For a smooth slurping experience
It has become almost impossible to find someone that has never had ramen before, let alone someone that has never heard of it. Still, without knowledge of the Japanese language, stepping into a ramen shop in Japan can be a little bit intimidating. That said, this is an experience not to be missed, so get familiar on how ramen is served and slurped in Japan with this article before you duck under a noren, or shop curtain.
1. How to order
Most ramen shop menus are very simple, but that doesn’t mean ordering is simple if you don’t know how to. While ordering methods differ depending on the shop, here is some basic knowledge that won’t hurt you on your ramen rendezvous.
Ticket vending machines: At the majority of ramen shops, you purchase a food ticket at a ticket machine (usually located at the entrance) and put this ticket on the counter in front of your seat or on your table. If the ticket machine has no pictures and you can’t read Japanese, find any of the following characters for a portion of ramen → ラーメン らーめん 中華そば
Once you get used to purchasing food tickets in advance, it is easy to forget to pay at ramen shops that have no ticket machines, so be mindful!
From Konaotoshi to Barikata: At most ramen shops, you can order how you want your noodles cooked. This is especially common in Fukuoka Prefecture, where you will hear customers loudly shout their preferences. If you see people around you do this, how about giving it a try yourself? Just shout any of the following: konaotoshi (almost uncooked), harigane (extremely firm), barikata (very firm), kata (firm), futsu (normal), yawa (soft), bariyawa (very soft).
2. Mastering the art of slurping, or deciding not to.
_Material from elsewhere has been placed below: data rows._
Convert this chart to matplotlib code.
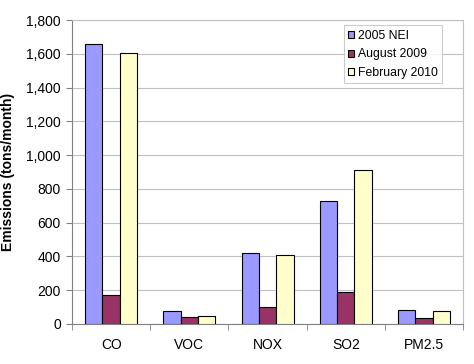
import numpy as np
import matplotlib.pyplot as plt
from matplotlib.ticker import FuncFormatter

plt.rcParams['font.family'] = ['Liberation Sans', 'DejaVu Sans']

# Data
pollutants = ['CO', 'VOC', 'NOX', 'SO2', 'PM2.5']
nei_2005 = [1656, 75, 418, 726, 85]
aug_2009 = [173, 43, 103, 189, 36]
feb_2010 = [1607, 49, 407, 910, 75]
series_names = ['2005 NEI', 'August 2009', 'February 2010']

colors = ['#9999FF', '#993366', '#FFFFCC']

fig = plt.figure(figsize=(4.74, 3.64), dpi=100)
ax = fig.add_axes([0.152, 0.110, 0.825, 0.835])

x = np.arange(len(pollutants))
width = 0.222
for i, (vals, name) in enumerate(zip([nei_2005, aug_2009, feb_2010], series_names)):
    ax.bar(x + (i - 1) * width, vals, width, color=colors[i], edgecolor='black',
           linewidth=0.8, label=name, zorder=3)

ax.set_xlim(-0.5, len(pollutants) - 0.5)
ax.set_ylim(0, 1800)
ax.set_yticks(np.arange(0, 1801, 200))
ax.yaxis.set_major_formatter(FuncFormatter(lambda v, p: f'{int(v):,}'))
ax.yaxis.grid(True, color='#c0c0c0', linewidth=0.8, zorder=0)

# category labels centred, tick marks between categories
ax.set_xticks(x)
ax.set_xticklabels(pollutants)
ax.tick_params(axis='x', length=0, pad=10, labelsize=10)
ax.set_xticks(np.arange(-0.5, len(pollutants)), minor=True)
ax.tick_params(axis='x', which='minor', length=4, color='#808080')
ax.tick_params(axis='y', length=4, color='#808080', labelsize=10, pad=4)

for side in ['top', 'right']:
    ax.spines[side].set_color('#c0c0c0')
for side in ['left', 'bottom']:
    ax.spines[side].set_color('#808080')

ax.set_ylabel('Emissions (tons/month)', fontsize=10, fontweight='bold', labelpad=8)

leg = ax.legend(loc='upper right', bbox_to_anchor=(0.946, 0.982), fontsize=8.8,
                frameon=True, fancybox=False, handlelength=0.5, handleheight=0.5,
                handletextpad=0.3, borderpad=0.35, labelspacing=0.55, borderaxespad=0)
leg.get_frame().set_edgecolor('#c0c0c0')
leg.get_frame().set_linewidth(0.8)

fig.savefig('out.png', dpi=100)
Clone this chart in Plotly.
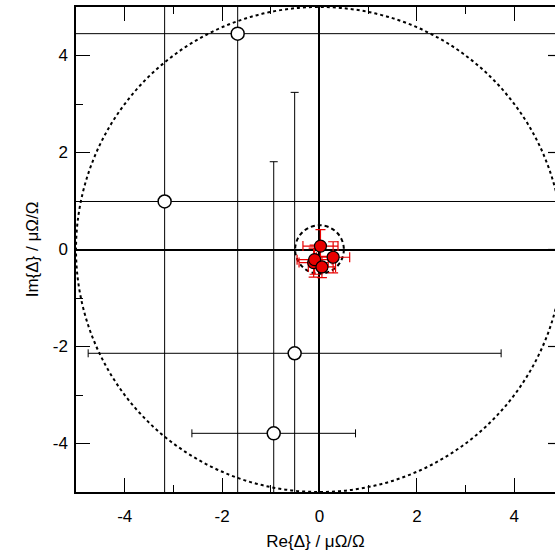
import plotly.graph_objects as go

# Open points (large uncertainties)
open_re = [-1.68, -3.18, -0.51, -0.94]
open_im = [4.45, 0.99, -2.14, -3.79]
open_re_err = [20, 20, 4.24, 1.68]
open_im_err = [20, 20, 5.38, 5.60]

# Red points (small uncertainties, near origin)
red_re = [0.02, 0.28, -0.12, -0.10, 0.05]
red_im = [0.07, -0.16, -0.27, -0.21, -0.36]
red_re_err = [0.36, 0.34, 0.30, 0.36, 0.28]
red_im_err = [0.34, 0.32, 0.30, 0.30, 0.22]

big_radius = 5.0
small_radius = 0.5

x_ticks = [-4, -2, 0, 2, 4]
y_ticks = [-4, -2, 0, 2, 4]

FONT = "Liberation Sans, Arial, sans-serif"

fig = go.Figure()

fig.add_trace(go.Scatter(
    x=open_re, y=open_im, mode="markers",
    marker=dict(size=13, color="white", line=dict(color="black", width=1.5)),
    error_x=dict(type="data", array=open_re_err, color="black", thickness=1, width=4),
    error_y=dict(type="data", array=open_im_err, color="black", thickness=1, width=4),
    showlegend=False,
))

fig.add_trace(go.Scatter(
    x=red_re, y=red_im, mode="markers",
    marker=dict(size=12, color="#e80000", line=dict(color="black", width=1.2)),
    error_x=dict(type="data", array=red_re_err, color="#e80000", thickness=1.2, width=5),
    error_y=dict(type="data", array=red_im_err, color="#e80000", thickness=1.2, width=5),
    showlegend=False,
))

shapes = [
    dict(type="circle", xref="x", yref="y",
         x0=-big_radius, x1=big_radius, y0=-big_radius, y1=big_radius,
         line=dict(color="black", width=2, dash="3px,3px"), layer="below"),
    dict(type="circle", xref="x", yref="y",
         x0=-small_radius, x1=small_radius, y0=-small_radius, y1=small_radius,
         line=dict(color="black", width=2, dash="4px,3px"), layer="below"),
]
# visible stubs of the right-hand axis ticks (axis itself is just outside the image)
for t in y_ticks:
    shapes.append(dict(type="line", xref="paper", yref="y",
                       x0=1 - 7 / 479, x1=1, y0=t, y1=t,
                       line=dict(color="black", width=1.2)))
fig.update_layout(shapes=shapes)

fig.update_xaxes(
    range=[-5, 4.836], tickvals=x_ticks, ticktext=[str(v) for v in x_ticks],
    ticks="inside", ticklen=14, tickwidth=1.2, tickcolor="black",
    minor=dict(dtick=1, tick0=1, ticks="inside", ticklen=7, tickwidth=1.2, tickcolor="black"),
    showline=True, linecolor="black", linewidth=1.5, mirror="ticks",
    showgrid=False, zeroline=True, zerolinecolor="black", zerolinewidth=1.5,
    automargin=False, ticklabelstandoff=8,
    title=dict(text="Re{Δ} / μΩ/Ω", font=dict(family=FONT, size=17, color="black"), standoff=10),
    tickfont=dict(family=FONT, size=17, color="black"),
)
fig.update_yaxes(
    range=[-5, 5], tickvals=y_ticks, ticktext=[str(v) for v in y_ticks],
    ticks="inside", ticklen=14, tickwidth=1.2, tickcolor="black",
    minor=dict(dtick=1, tick0=1, ticks="inside", ticklen=7, tickwidth=1.2, tickcolor="black"),
    showline=True, linecolor="black", linewidth=1.5, mirror=False,
    showgrid=False, zeroline=True, zerolinecolor="black", zerolinewidth=1.5,
    automargin=False, ticklabelstandoff=3,
    title=dict(text="Im{Δ} / μΩ/Ω", font=dict(family=FONT, size=17, color="black"), standoff=10),
    tickfont=dict(family=FONT, size=17, color="black"),
)

fig.update_layout(
    width=555, height=558,
    margin=dict(l=76, r=0, t=7, b=66),
    paper_bgcolor="white", plot_bgcolor="white",
    font=dict(family=FONT, color="black"),
)

fig.write_html(
    "out.html",
    config={"displayModeBar": False},
    post_script="document.body.style.margin='0';document.body.style.overflow='hidden';",
)
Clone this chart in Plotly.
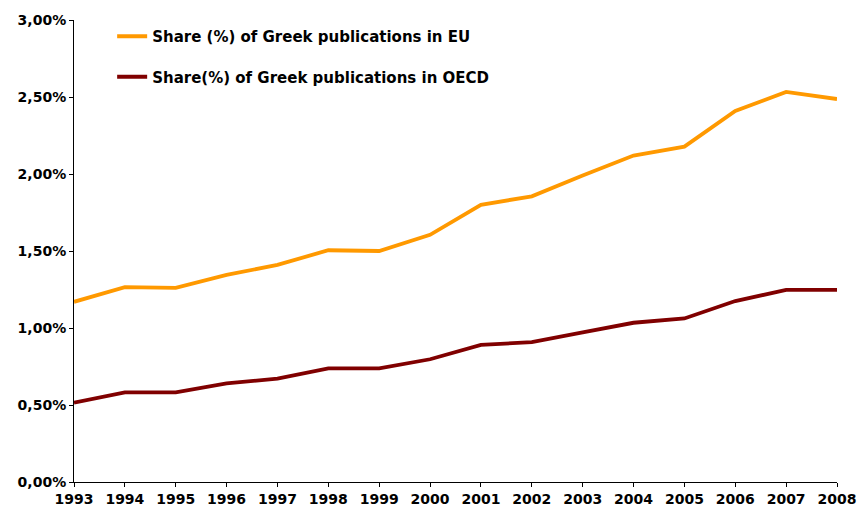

Depending on your culture, slurping noodles might be unheard of. However, in Japan, slurping your ramen (or other noodles for that matter) are the basics of the basics. Noodles are slurped not with the pure purpose of cooling them down, but also to allow the soup’s flavor to spread throughout one’s mouth. This might sound strange if you are not used to the concept, but note that wine experts are on the side of the Japanese as they prefer to slurp their wine in order to savor its fragrance throughout the mouth. Slurping your noodles can also be seen as a gesture towards the master, showing that you are enjoying your bowl to the max.
Once you have mastered the way of slurping (and even if you decide to go on without doing so), let’s move on to the next step!
3. Don’t take too much time!
Dining at ease while enjoying a conversation is great, but not advisable when you are having ramen. The noodles loose their firmness and become too soft after a short period of time, so eating them right after they are served is considered best. Also, keep in mind that popular ramen shops often have people waiting in long lines in front of the shop to get their hands on a bowl of ramen, so staying too long after finishing your dish can be impolite.
4. End with a gesture from your side
Some might say that the customer is king, but showing that you enjoyed your slurp will make your ramen master’s day. If you are sitting at a counter seat, putting your finished ramen bowl back on the counter top is a gesture that is always welcome. Don’t forget to say “Gochisosama” (thank you for the meal), and give a friendly nod as you leave.